Performance, reproducibility, and testing
For high volume datasets, vectorization is essential. NumPy and Pandas are optimized for numerical workloads and should be preferred over Python loops. Reproducibility also matters. Store the computed mean and standard deviation so that you can apply the same transformation to new data. In production systems, wrap z score logic in a function and add unit tests that verify known inputs. A simple test can confirm that a value equal to the mean yields a z score of zero and that one standard deviation above the mean yields a z score of one.
Connecting z scores to machine learning
Z scoring is more than a descriptive statistic. In machine learning workflows, standardized features often improve model performance because they place all variables on a common scale. Algorithms such as logistic regression, support vector machines, and k nearest neighbors can be sensitive to unscaled data. Python makes this easy with tools like scikit learn StandardScaler, which uses the same mean and standard deviation logic under the hood. Understanding the formula helps you validate model inputs and explain preprocessing steps to stakeholders.

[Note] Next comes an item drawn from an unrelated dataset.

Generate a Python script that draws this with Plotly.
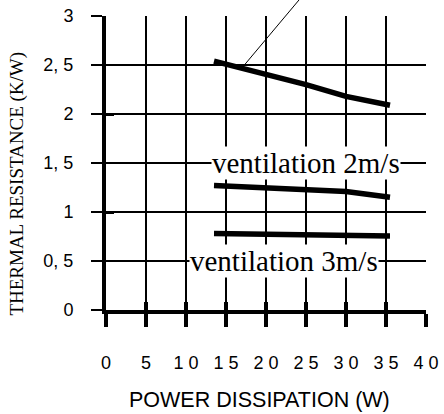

Authoritative resources and further reading
If you want to dive deeper into statistical foundations, consult the NIST Engineering Statistics Handbook for a rigorous treatment of normal distributions and standardization. For structured academic coverage, explore the MIT OpenCourseWare statistics course, or review lecture notes from the Stanford Statistics Department. These sources provide solid theory that complements the practical Python implementation.
Conclusion
Calculating a z score in Python is a foundational skill that unlocks better comparisons, anomaly detection, and standardized reporting. With a clear understanding of the formula, careful handling of the mean and standard deviation, and reliable library support, you can scale the calculation from a single value to massive datasets. Use the calculator above to validate your numbers quickly, and apply the detailed guidance in this article to build robust analytics pipelines that are easy to explain and reproduce.